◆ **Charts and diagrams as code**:
# # # # # # #
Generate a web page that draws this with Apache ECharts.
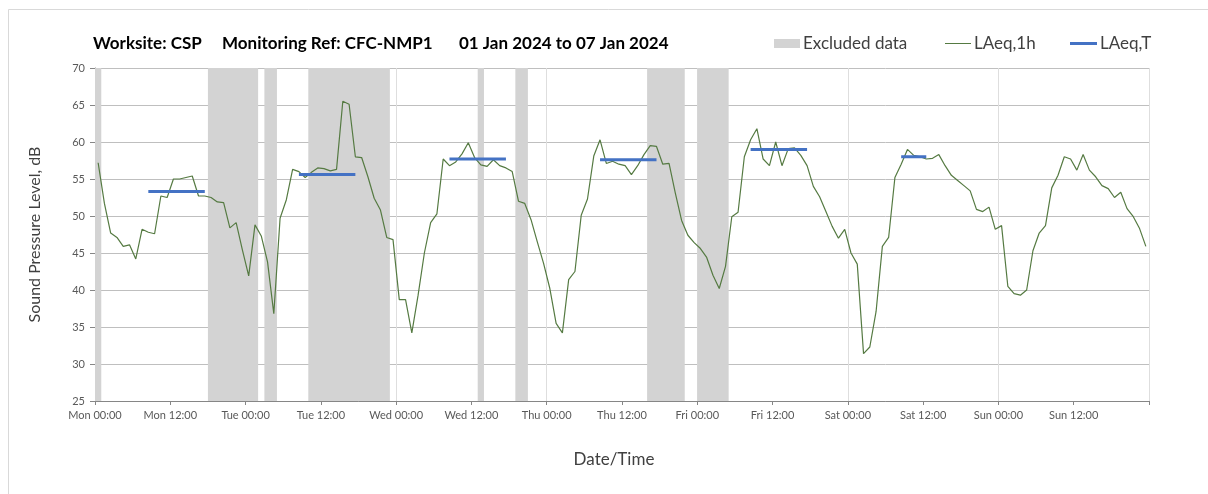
<!DOCTYPE html>
<html>
<head>
<meta charset="utf-8">
<script src="https://cdn.jsdelivr.net/npm/echarts@6/dist/echarts.min.js"></script>
<style>
  html, body { margin: 0; padding: 0; background: #ffffff; }
  #chart { width: 1208px; height: 494px; }
</style>
</head>
<body>
<div id="chart"></div>
<script>
// Hourly LAeq,1h levels (dB), Mon 00:00 to Sun 23:00, one value per hour
const hourlyLevels = [
  57.2, 51.7, 47.7, 47.1, 45.9, 46.1, 44.2, 48.2, 47.8, 47.6, 52.7, 52.5,
  55.0, 55.0, 55.2, 55.4, 52.7, 52.7, 52.5, 51.9, 51.8, 48.4, 49.1, 45.4,
  41.9, 48.8, 47.3, 43.8, 36.8, 49.7, 52.2, 56.3, 56.0, 55.2, 55.9, 56.5,
  56.4, 56.1, 56.3, 65.5, 65.1, 58.0, 57.9, 55.3, 52.4, 50.8, 47.1, 46.8,
  38.7, 38.7, 34.2, 39.3, 45.0, 49.1, 50.3, 57.7, 56.8, 57.3, 58.4, 59.9,
  57.9, 56.9, 56.7, 57.6, 56.8, 56.5, 56.0, 52.0, 51.7, 49.5, 46.5, 43.6,
  40.2, 35.5, 34.2, 41.4, 42.5, 50.1, 52.3, 58.1, 60.3, 57.1, 57.4, 57.0,
  56.8, 55.6, 56.8, 58.3, 59.5, 59.4, 57.0, 57.1, 53.1, 49.4, 47.4, 46.4,
  45.6, 44.4, 42.0, 40.2, 43.2, 49.9, 50.5, 58.0, 60.3, 61.8, 57.7, 56.8,
  60.0, 56.8, 59.1, 59.2, 58.2, 56.8, 54.0, 52.6, 50.6, 48.6, 47.0, 48.2,
  45.0, 43.5, 31.4, 32.3, 37.1, 45.9, 47.1, 55.2, 57.0, 59.0, 58.2, 58.0,
  57.7, 57.8, 58.3, 56.8, 55.5, 54.8, 54.1, 53.4, 50.9, 50.6, 51.2, 48.2,
  48.7, 40.5, 39.5, 39.3, 40.0, 45.3, 47.7, 48.7, 53.8, 55.5, 58.0, 57.7,
  56.2, 58.3, 56.2, 55.3, 54.1, 53.7, 52.5, 53.2, 51.0, 49.9, 48.3, 45.9
];

// Daytime LAeq,T periods: first hour, last hour, level (dB)
const periodFirstHour = [8, 32, 56, 80, 104, 128];
const periodLastHour  = [17, 41, 65, 89, 113, 132];
const periodLevel     = [53.3, 55.6, 57.7, 57.6, 59.0, 58.0];

// Excluded data windows, hours from Mon 00:00
const excludedStart = [0, 18, 27, 34, 61, 67, 88, 96];
const excludedEnd   = [1, 26, 29, 47, 62, 69, 94, 101];

// Axis labels
const dayNames = ['Mon', 'Tue', 'Wed', 'Thu', 'Fri', 'Sat', 'Sun'];
const yTicks = { min: 25, max: 70, step: 5 };

// Header parts
const headerParts = ['Worksite: CSP', 'Monitoring Ref: CFC-NMP1', '01 Jan 2024 to 07 Jan 2024'];

// Each hourly value plotted at the middle of its hour
const hourlySeries = hourlyLevels.map((v, i) => [i + 0.5, v]);

const periodSeries = [];
periodLevel.forEach((lv, k) => {
  periodSeries.push([periodFirstHour[k] + 0.5, lv]);
  periodSeries.push([periodLastHour[k] + 0.5, lv]);
  periodSeries.push([periodLastHour[k] + 0.5, '-']);
});

const excludedAreas = excludedStart.map((s, k) => [{ xAxis: s }, { xAxis: excludedEnd[k] }]);

const FONT = 'Lato, "Open Sans", sans-serif';
const labelColor = '#595959';
const GREEN = '#557a42';
const BLUE = '#4472c4';
const BAND = '#d3d3d3';

const headerLeft = [93, 222, 459];
const headerTop = 35;
const legendText = { fontFamily: FONT, fontSize: 17, color: '#404040', padding: [0, 0, 0, -2] };

const chart = echarts.init(document.getElementById('chart'), null, { renderer: 'canvas' });

chart.setOption({
  animation: false,
  backgroundColor: '#ffffff',
  textStyle: { fontFamily: FONT },
  graphic: [{
    type: 'rect',
    left: 6, top: 7,
    shape: { width: 1230, height: 520 },
    style: { fill: 'none', stroke: '#d9d9d9', lineWidth: 1 },
    silent: true, z: -10
  }],
  title: headerParts.map((t, k) => ({
    text: t,
    left: headerLeft[k], top: headerTop, padding: 0,
    textStyle: { fontFamily: FONT, fontSize: 17, fontWeight: 'bold', color: '#000000' }
  })),
  legend: [{
    left: 774, top: headerTop, padding: 0,
    itemWidth: 26, itemHeight: 9,
    textStyle: legendText,
    data: [{ name: 'Excluded data', icon: 'rect', itemStyle: { color: BAND, borderWidth: 0 } }]
  }, {
    left: 945, top: headerTop, padding: 0,
    itemWidth: 26, itemHeight: 1,
    textStyle: legendText,
    data: [{ name: 'LAeq,1h', icon: 'rect', itemStyle: { color: GREEN, borderWidth: 0 } }]
  }, {
    left: 1070, top: headerTop, padding: 0,
    itemWidth: 27, itemHeight: 3,
    textStyle: legendText,
    data: [{ name: 'LAeq,T', icon: 'rect', itemStyle: { color: BLUE, borderWidth: 0 } }]
  }],
  grid: { left: 95, right: 59, top: 68, bottom: 93, containLabel: false },
  xAxis: [{
    type: 'value', min: 0, max: 168, interval: 12,
    position: 'bottom',
    name: 'Date/Time', nameLocation: 'middle', nameGap: 50,
    nameTextStyle: { fontFamily: FONT, fontSize: 17, color: '#404040', padding: [0, 16, 0, 0] },
    axisLine: { show: true, lineStyle: { color: '#868686', width: 1 } },
    axisTick: { show: true, length: 4, lineStyle: { color: '#868686' } },
    axisLabel: {
      fontFamily: FONT, fontSize: 11, color: labelColor, margin: 9,
      formatter: v => (v >= 168 ? '' : dayNames[Math.floor(v / 24)] + ' ' + (v % 24 === 0 ? '00:00' : '12:00'))
    },
    splitLine: { show: false }
  }, {
    type: 'value', min: 0, max: 168, interval: 24,
    position: 'bottom',
    axisLine: { show: false }, axisTick: { show: false }, axisLabel: { show: false },
    splitLine: { show: true, lineStyle: { color: '#dedede', width: 1 } }
  }],
  yAxis: {
    type: 'value', min: yTicks.min, max: yTicks.max, interval: yTicks.step,
    name: 'Sound Pressure Level, dB', nameLocation: 'middle', nameGap: 52,
    nameTextStyle: { fontFamily: FONT, fontSize: 16, color: '#404040' },
    axisLine: { show: true, lineStyle: { color: '#868686', width: 1 } },
    axisTick: { show: true, length: 5, lineStyle: { color: '#868686' } },
    axisLabel: { fontFamily: FONT, fontSize: 11, color: labelColor, margin: 10 },
    splitLine: { show: true, lineStyle: { color: '#bfbfbf', width: 1 } }
  },
  series: [{
    name: 'Excluded data',
    type: 'line',
    xAxisIndex: 0,
    data: [],
    color: BAND,
    z: -1,
    silent: true,
    markArea: {
      silent: true,
      itemStyle: { color: BAND, borderWidth: 0 },
      data: excludedAreas
    }
  }, {
    name: 'LAeq,1h',
    type: 'line',
    xAxisIndex: 0,
    data: hourlySeries,
    symbol: 'none',
    color: GREEN,
    lineStyle: { color: GREEN, width: 1.2 },
    z: 3
  }, {
    name: 'LAeq,T',
    type: 'line',
    xAxisIndex: 0,
    data: periodSeries,
    symbol: 'none',
    connectNulls: false,
    color: BLUE,
    lineStyle: { color: BLUE, width: 3 },
    z: 4
  }]
});
</script>
</body>
</html>
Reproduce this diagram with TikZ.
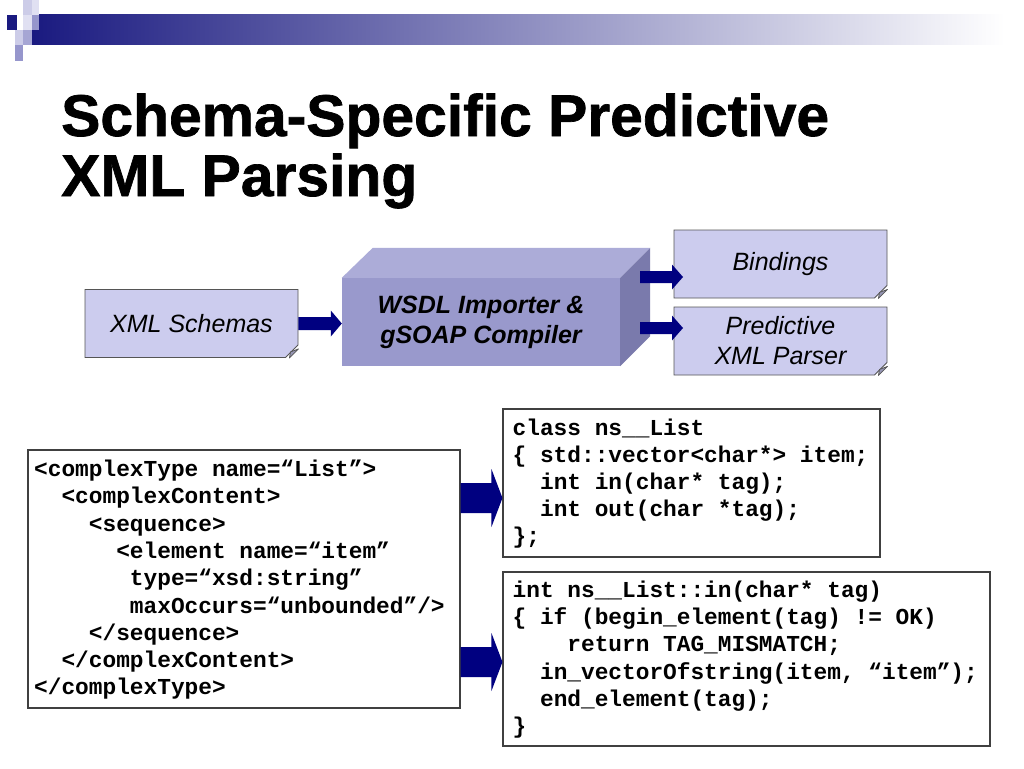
# # # # # # #
Locate the word "with" in the records above, and return each line that has it.

◆ **Answer for the task**:
Generate a web page that draws this with Apache ECharts.
Reproduce this diagram with TikZ.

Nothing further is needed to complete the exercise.